Each year, since 1965, the marchers have come to Selma to remember, to pay respects and to talk about the future.
Never has the future seemed more troubled than the past. Until now.
The marchers who made their way across the Edmund Pettus Bridge to close out the 61st anniversary of Bloody Sunday, ending a weekend of events that welcomed some of the nation’s most recognizable civil rights and political leaders, told gathered media that there was a noticeable cloud hanging over the ceremonies. A feeling of dread.
The Voting Rights Act—the landmark legislation that evolved from the suffering of those who led the Civil Rights Movement—is on the verge of being gutted. Or, I guess I should say, even more gutted.
The conservative-led U.S. Supreme Court has already ignorantly and harmfully carved out the center of the Act. That came in 2013, when the court had the nerve to tell us that racism in the South was a thing of the past, and Shelby v. Holder ended requirements for certain states and municipalities to seek approval from the Department of Justice in order to change significant voting laws.
The Republican-led southern states promptly showed the high court just how dead racism was by implementing a slew of various voting hurdles targeted at poor, minority and elderly voters.
Not coincidentally, the biggest racist this side of George Wallace was elected president in 2016. And we’ve been on a downward slide ever since.
Now, we are, somehow, in worse shape.
An even more conservative Supreme Court is holding a knife above what’s left of the vital organs within the VRA. Very soon, racial gerrymandering could be legal and normal. They won’t even have to pretend anymore.
The southern states, where racism supposedly died, will be left with almost no Black lawmakers, as Republican-led state legislatures craft maps that will squeeze out majority-minority districts and return the South to something that Alexander Stephens and Jefferson Davis dreamed of in the 1800s.

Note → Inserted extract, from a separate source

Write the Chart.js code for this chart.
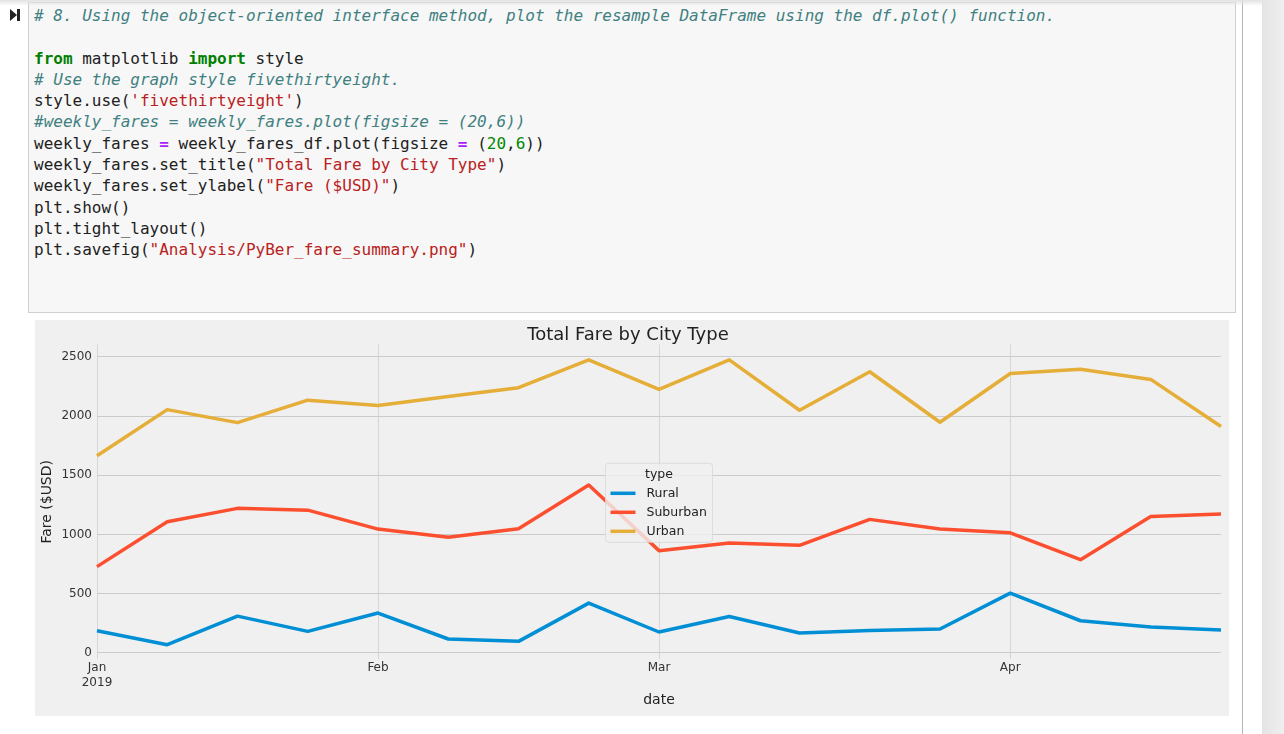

If you doubt their willingness to do this, or their shamelessness in carrying it out, consider that the SAVE Act is already through the U.S. House and is being pushed heavily by the White House in the Senate. That act would impose, for the first time since the VRA’s passage, legal poll taxes in order to cast a ballot.
Billed as ID requirements, the Act would actually restrict acceptable to ID to register to vote and to cast a ballot to only a handful of expensive, complicated-to-get documents—like a passport or an original birth certificate—that most poor folks don’t readily have access to and that will require them significant time and resources to obtain. That, kids, is a poll tax.
And it is not, in any way, that generic “ID to vote” that so many mouth-breathing imbeciles yell about whenever you argue that the SAVE Act is discriminatory, anti-American and downright evil. Saying that requiring a passport to vote is just “requiring ID” takes an amount of gall that is literally immeasurable.
That’s the America we find ourselves in some 61 years after Black folks were beaten and trampled at the foot of the Edmund Pettus. After we, as a country, made promises to move forward as one. After we, as a country, promised to stop racial discrimination and mistreatment—to stamp it out wherever possible and shame the perpetrators of it.
Now, we’re quite proudly electing them and somehow spreading the fallacy that white people were wronged by that whole equality thing. In fact, the buffoon elected president currently said out loud during an interview that “white people have been treated very badly” since the passage of the VRA. He later shared a video of the nation’s first Black president depicted as an ape.
But all hope is not lost.
Yes, we are in some dark times and living among some of the weakest, snowflakiest white people, but there is a pathway to a better country. And it starts with voting before it’s too late.
Because a whole bunch of people simply are not.
In 2024, just 65 percent of eligible voters in America cast a ballot. In Alabama, less than 60 percent voted. In the 2022 midterm elections, just over a third of Alabama voters—around 34 percent—cast ballots.
Seriously consider those numbers. Think about what they mean to, say, the standard Alabama legislative seat. Or to a city council race. Or a mayor’s race. Or even a statewide office.
Every single election is technically up for grabs.
If we could simply get voters to the polls. If we could simply convince them that their lives would improve through participation. If we could show them how truly important voting is to their lives, their communities, to the people they care about.
That’s what the No Kings protests should be about—a modern day, Civil Rights Movement-level voter drive. Voter education. Voter registration. Voter mobilization.
I love the enthusiasm and turnout at the No Kings events, and the organizers have done a fantastic job getting people motivated and moving. But the one thing that the protests have lacked is one clear, concise goal. One focus that can drive it. One focus that can truly save the most vulnerable people.
Voting is that cause.
Because it is the one thing that can save us.